「FPの頃」 6.教育のために本を整理。

 必ずしも「教育者」だったのかどうかは知りませんが、サイタニ社長にとって理想的な出版社、編集部の姿というものは漠然と(?)あって、既存のスタッフは日々忙しくて彼らにどうこうは言えないので、新人は彼の理想を追うための実験体(?)となります。
 当時のFPは阿佐ヶ谷にマンションの一室を書庫として借りていました。編集部も営業部も新宿にあるのに書庫が編集部? と最初は謎でしたが何のことはありません、サイタニ氏の自宅が阿佐ヶ谷にあるのです。

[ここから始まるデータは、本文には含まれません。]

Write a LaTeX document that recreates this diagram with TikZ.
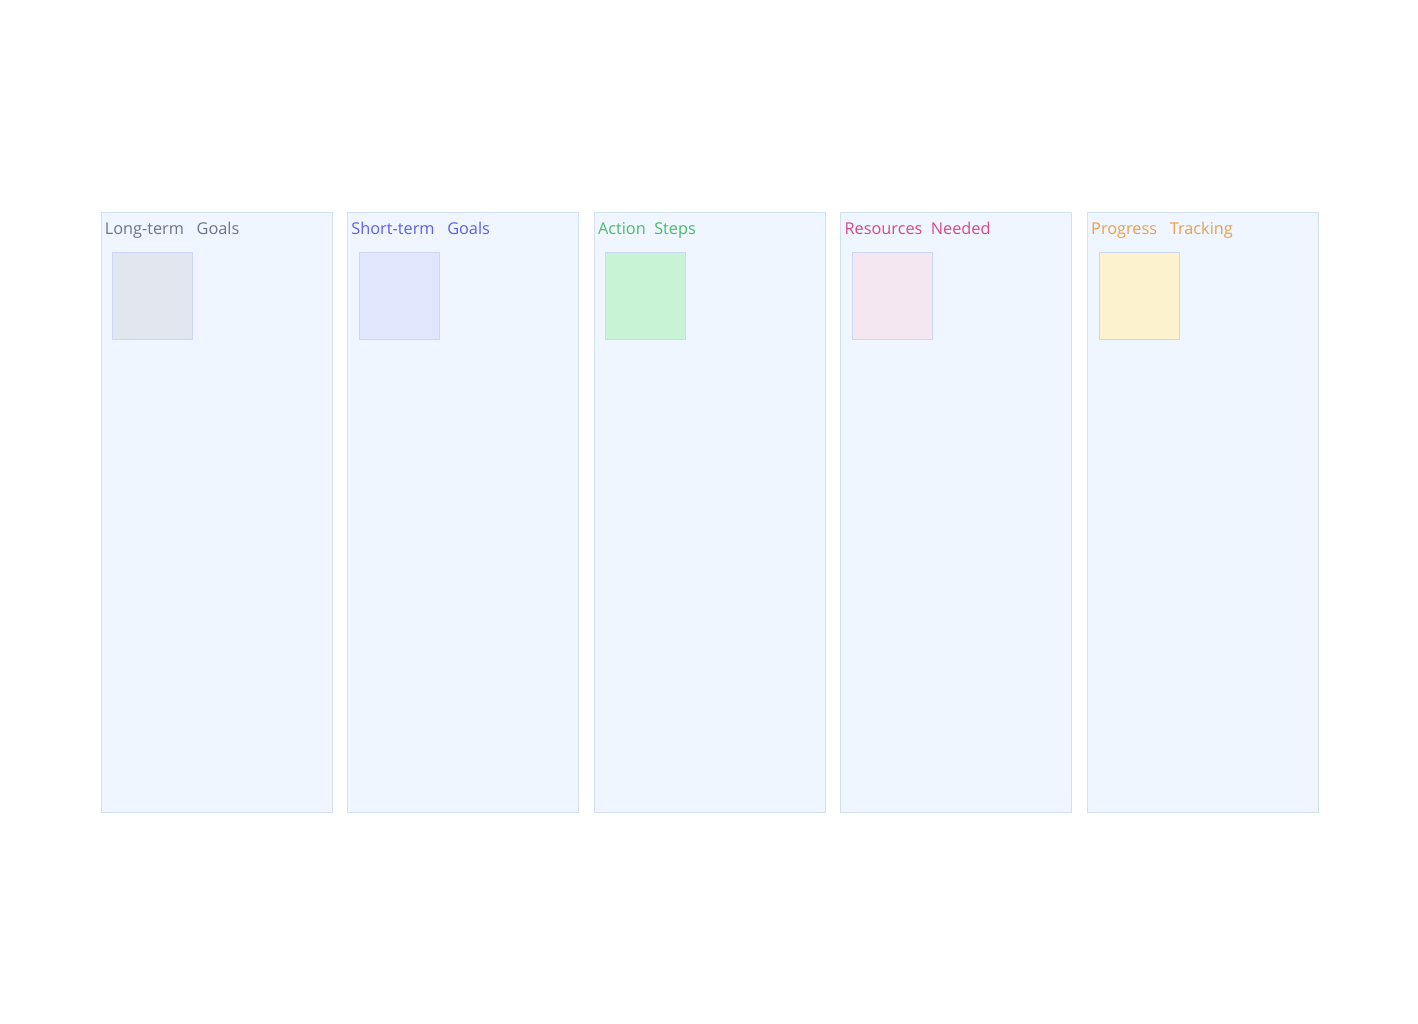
\documentclass[tikz,border=0pt]{standalone}
\usepackage{fontspec}
\setmainfont{Open Sans}
\usepackage{tikz}
\usetikzlibrary{positioning}
\definecolor{laneFill}{HTML}{EFF6FF}
\definecolor{laneLine}{HTML}{D3DEF7}
\definecolor{cardLine}{HTML}{CDD8F8}
\definecolor{grayText}{HTML}{6B7489}
\definecolor{grayCard}{HTML}{E2E7EF}
\definecolor{indigoText}{HTML}{5F5FE8}
\definecolor{indigoCard}{HTML}{E0E7FD}
\definecolor{greenText}{HTML}{4CBB6A}
\definecolor{greenCard}{HTML}{C8F3D5}
\definecolor{pinkText}{HTML}{D8488C}
\definecolor{pinkCard}{HTML}{F5E7F1}
\definecolor{orangeText}{HTML}{EBA04A}
\definecolor{orangeCard}{HTML}{FCF2CD}
\tikzset{
  lane/.style={draw=laneLine, fill=laneFill, line width=0.8pt, minimum width=231pt, minimum height=600pt, anchor=north west, inner sep=0pt},
  card/.style={draw=cardLine, line width=0.8pt, minimum width=80pt, minimum height=87pt, anchor=north west, inner sep=0pt},
  title/.style={anchor=base west, inner sep=0pt, font=\fontsize{16.3}{18}\selectfont}
}
\begin{document}
\begin{tikzpicture}[x=1pt, y=-1pt]
    \useasboundingbox (0,0) rectangle (1418,1024);
    % Lanes
    \foreach \i/\name/\txt/\tcol/\ccol in {0/long/{Long-term\ \ \ Goals}/grayText/grayCard,
        1/short/{Short-term\ \ \ Goals}/indigoText/indigoCard,
        2/action/{Action\ \ Steps}/greenText/greenCard,
        3/res/{Resources\ \ Needed}/pinkText/pinkCard,
        4/prog/{Progress\ \ \ Tracking}/orangeText/orangeCard} {
        \node [lane] (\name) at (100.6+246.6*\i, 212) {};
        \node [title, text=\tcol] (\name-title) at ([xshift=4pt, yshift=-23pt]\name.north west) {\txt};
        \node [card, fill=\ccol] (\name-card) at ([xshift=11.5pt, yshift=-40pt]\name.north west) {};
    }
\end{tikzpicture}
\end{document}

 例えば、編集部とそのマンションの書庫の整理法について新人たちはディスカッションさせられます。著者順? タイトル順? 出版社別? 発行年順? 等いろいろ分類の方法はあるかと思いますが、漫画情報誌編集部としてどの方法が最も優れているか…を延々議論させられるわけです。ある日サイタニさんは「KJ法で進めるのがいい」と言いだしました。カードを作ってグループ化したりする思考の方法ですが、これが蔵書の分類法の検討の役に立つのか? と思いましたが逆らうのも面倒(?)なので、言われたとおりにやりました。この作業は蔵書棚の整理ばかりではなく、関わった新人たちのスキルアップのためと言われていましたし…。
 その結果、蔵書をどう保管すべきかの結論がどうなったのかについて私はまったく記憶していません。本当に、あれ、どうなったんでしたっけ? 途中で先輩のスタッフたちがサイタニさんに「忙しいんだから新人たち返してくださいよ」という抗議をしたことだけ覚えているような。延々と毎週やらされたことだけ覚えています。そんな話し合いはいいいからきれいに整頓すればいいのに…くらいしか考えられませんでした。残念な自分には。

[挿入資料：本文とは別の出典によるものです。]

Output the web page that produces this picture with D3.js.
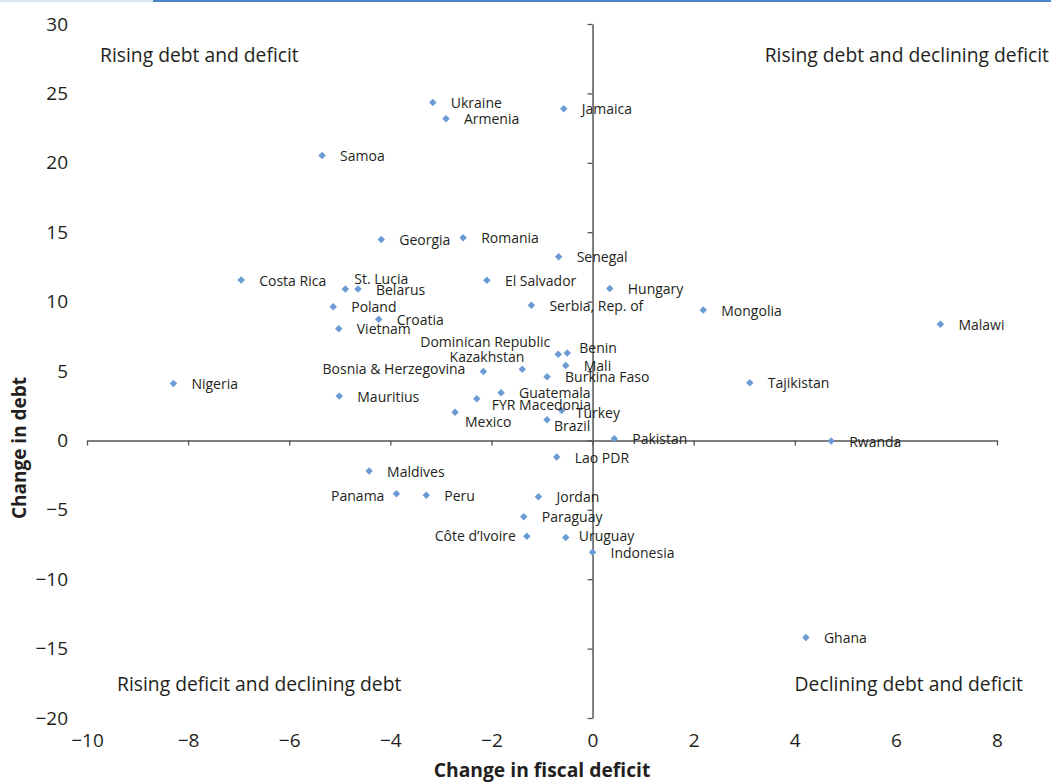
<!DOCTYPE html>
<html>
<head>
<meta charset="utf-8">
<script src="https://cdn.jsdelivr.net/npm/d3@7/dist/d3.min.js"></script>
<style>
  html, body { margin: 0; padding: 0; background: #fff; }
  svg { display: block; }
  text { font-family: "Open Sans", "Noto Sans", sans-serif; fill: #231f20; }
</style>
</head>
<body>
<svg id="chart" width="1051" height="784"></svg>
<script>
// ---- data ----
const countries = ["Ukraine","Armenia","Jamaica","Samoa","Georgia","Romania","Senegal","Costa Rica","St. Lucia","Belarus","El Salvador","Hungary","Serbia, Rep. of","Mongolia","Poland","Croatia","Malawi","Vietnam","Dominican Republic","Benin","Kazakhstan","Mali","Bosnia & Herzegovina","Burkina Faso","Nigeria","Tajikistan","Mauritius","Guatemala","FYR Macedonia","Turkey","Mexico","Brazil","Pakistan","Rwanda","Lao PDR","Maldives","Panama","Peru","Jordan","Paraguay","Côte d’Ivoire","Uruguay","Indonesia","Ghana"];
const fiscalDeficitChange = [-3.16,-2.90,-0.57,-5.35,-4.18,-2.56,-0.67,-6.95,-4.89,-4.64,-2.09,0.34,-1.21,2.19,-5.13,-4.23,6.88,-5.02,-0.68,-0.50,-1.39,-0.53,-2.16,-0.90,-8.29,3.11,-5.01,-1.81,-2.29,-0.61,-2.72,-0.90,0.43,4.72,-0.71,-4.42,-3.88,-3.29,-1.07,-1.36,-1.30,-0.53,0.00,4.22];
const debtChange = [24.35,23.18,23.9,20.53,14.48,14.6,13.23,11.55,10.9,10.9,11.53,10.95,9.73,9.39,9.63,8.72,8.36,8.05,6.2,6.29,5.12,5.4,4.97,4.59,4.1,4.16,3.19,3.44,3.0,2.16,2.02,1.49,0.12,-0.05,-1.2,-2.21,-3.84,-3.96,-4.06,-5.5,-6.9,-6.99,-8.05,-14.2];
const xTicks = [-10,-8,-6,-4,-2,0,2,4,6,8];
const yTicks = [-20,-15,-10,-5,0,5,10,15,20,25,30];
const quadrantLabels = ["Rising debt and deficit","Rising debt and declining deficit","Rising deficit and declining debt","Declining debt and deficit"];

// ---- layout (label placement tweaks, not data) ----
const labelPlacement = {
  "St. Lucia": {anchor:"start", dx:9, dy:-5},
  "Dominican Republic": {anchor:"end", dx:-8, dy:-7},
  "Kazakhstan": {anchor:"end", dx:2, dy:-7},
  "Bosnia & Herzegovina": {anchor:"end", dx:-18, dy:3},
  "Benin": {anchor:"start", dx:12, dy:0},
  "FYR Macedonia": {anchor:"start", dx:15, dy:11},
  "Turkey": {anchor:"start", dx:14, dy:8},
  "Mexico": {anchor:"start", dx:10, dy:15},
  "Brazil": {anchor:"start", dx:7, dy:11},
  "Panama": {anchor:"end", dx:-12, dy:7},
  "Côte d’Ivoire": {anchor:"end", dx:-11, dy:5},
  "Uruguay": {anchor:"start", dx:13, dy:4}
};
const defaultPlacement = {anchor:"start", dx:18, dy:5.5};

const svg = d3.select("#chart");

// header rule
svg.append("rect").attr("x",0).attr("y",0).attr("width",153).attr("height",2).attr("fill","#dbe6f1");
svg.append("rect").attr("x",153).attr("y",0).attr("width",898).attr("height",2).attr("fill","#4a86c5");

const x = d3.scaleLinear().domain([-10, 8]).range([87, 997]);
const y = d3.scaleLinear().domain([-20, 30]).range([718, 24]);

const axisColor = "#555";

// x axis through y=0
const gx = svg.append("g").attr("transform", `translate(0,${y(0)})`)
  .call(d3.axisBottom(x).tickValues(xTicks).tickSizeInner(5).tickSizeOuter(0).tickFormat(""));
gx.select(".domain").attr("stroke", axisColor).attr("stroke-width", 1.5);
gx.selectAll(".tick line").attr("stroke", axisColor).attr("stroke-width", 1.3);

// y axis through x=0
const gy = svg.append("g").attr("transform", `translate(${x(0)},0)`)
  .call(d3.axisLeft(y).tickValues(yTicks).tickSizeInner(5).tickSizeOuter(0).tickFormat(""));
gy.select(".domain").attr("stroke", axisColor).attr("stroke-width", 1.5);
gy.selectAll(".tick line").attr("stroke", axisColor).attr("stroke-width", 1.3);

// tick labels at chart edges
const gxl = svg.append("g").attr("transform", `translate(0,730)`)
  .call(d3.axisBottom(x).tickValues(xTicks).tickSize(0).tickPadding(0));
gxl.select(".domain").remove();
gxl.selectAll("text").attr("font-size", 19).attr("fill", "#231f20")
  .attr("font-family", '"Open Sans", sans-serif').attr("dy", "0.9em");

const gyl = svg.append("g").attr("transform", `translate(68,0)`)
  .call(d3.axisLeft(y).tickValues(yTicks).tickSize(0).tickPadding(0));
gyl.select(".domain").remove();
gyl.selectAll("text").attr("font-size", 19).attr("fill", "#231f20")
  .attr("font-family", '"Open Sans", sans-serif');

// axis titles
svg.append("text").attr("x", 542).attr("y", 777).attr("text-anchor","middle")
  .attr("font-size", 19.3).attr("font-weight","bold").text("Change in fiscal deficit");
svg.append("text").attr("transform","translate(26,448) rotate(-90)").attr("text-anchor","middle")
  .attr("font-size", 19).attr("font-weight","bold").text("Change in debt");

// quadrant labels
const qpos = [
  {x:100, y:62, anchor:"start"},
  {x:1049, y:62, anchor:"end"},
  {x:117, y:691, anchor:"start"},
  {x:1023, y:691, anchor:"end"}
];
svg.selectAll("text.quad").data(quadrantLabels).join("text").attr("class","quad")
  .attr("x",(d,i)=>qpos[i].x).attr("y",(d,i)=>qpos[i].y).attr("text-anchor",(d,i)=>qpos[i].anchor)
  .attr("font-size", 19.3).text(d=>d);

// points
const data = countries.map((c,i)=>({name:c, xv:fiscalDeficitChange[i], yv:debtChange[i]}));
const sym = d3.symbol().type(d3.symbolSquare).size(28);
svg.append("g").selectAll("path").data(data).join("path")
  .attr("d", sym)
  .attr("transform", d=>`translate(${x(d.xv)},${y(d.yv)}) rotate(45)`)
  .attr("fill", "#6b9bd2");

// labels
svg.append("g").selectAll("text").data(data).join("text")
  .each(function(d){
    const p = labelPlacement[d.name] || defaultPlacement;
    d3.select(this).attr("x", x(d.xv)+p.dx).attr("y", y(d.yv)+p.dy).attr("text-anchor", p.anchor);
  })
  .attr("font-size", 14).text(d=>d.name);
</script>
</body>
</html>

 ただ、この意味があるのかないのかわからない日々の間に、阿佐ヶ谷のマンションで、長井勝一さんのお話を伺う機会があったことだけはありがたかったです。青林堂の社長を退かれた頃だったように記憶していますが、あやふやです。長井さんの退職金(?)が借金差し引いて2,000万円という話を聞いて「安くないか?」と思った記憶も曖昧。「ガロ」を創刊したきっかけは大手では白土三平先生の『カムイ伝』の連載ができないからとは仰っておいでだったかと。漫画業界のレジェンドは温厚で優しい人でした。後に「女性作家は長井さんに尻を撫でられたら一人前」のような伝説(?)があることを伺い、時代のおおらかさを感じました。
 細かい時期は記憶していないのですが、当時の青林堂は神田の材木屋さんの2階にありました。2階と言っていいのかわからないほど1階の天井が高いので階段が長かったです。階段には延々と在庫と思しき荷物が積み上げられていました。社員さんは午前中に営業として注文のあった書籍の発送作業をして、午後から編集作業を行うと聞きました。大変だなあと思いつつも、漫画好きにとっては憧れの出版社です。
 青林堂を買収したのはツァイトというソフトウェア関連企業でしたが確か渋谷区初台にオフィスがあったかと思います。文化的遺産として神田のオフィスも残すと社長が仰っていた気がします。後に、ROM版の「ガロ」? みたいなものを10万部とか20万部とか作ってたような気も…しますが、なんで「ガロ」本誌の何十倍も売れると思ったんだ? と疑問に思ったことだけ覚えています。

 本の整理の話でした。あの時は「司書の資格取っておけばよかったなあ」と思いました。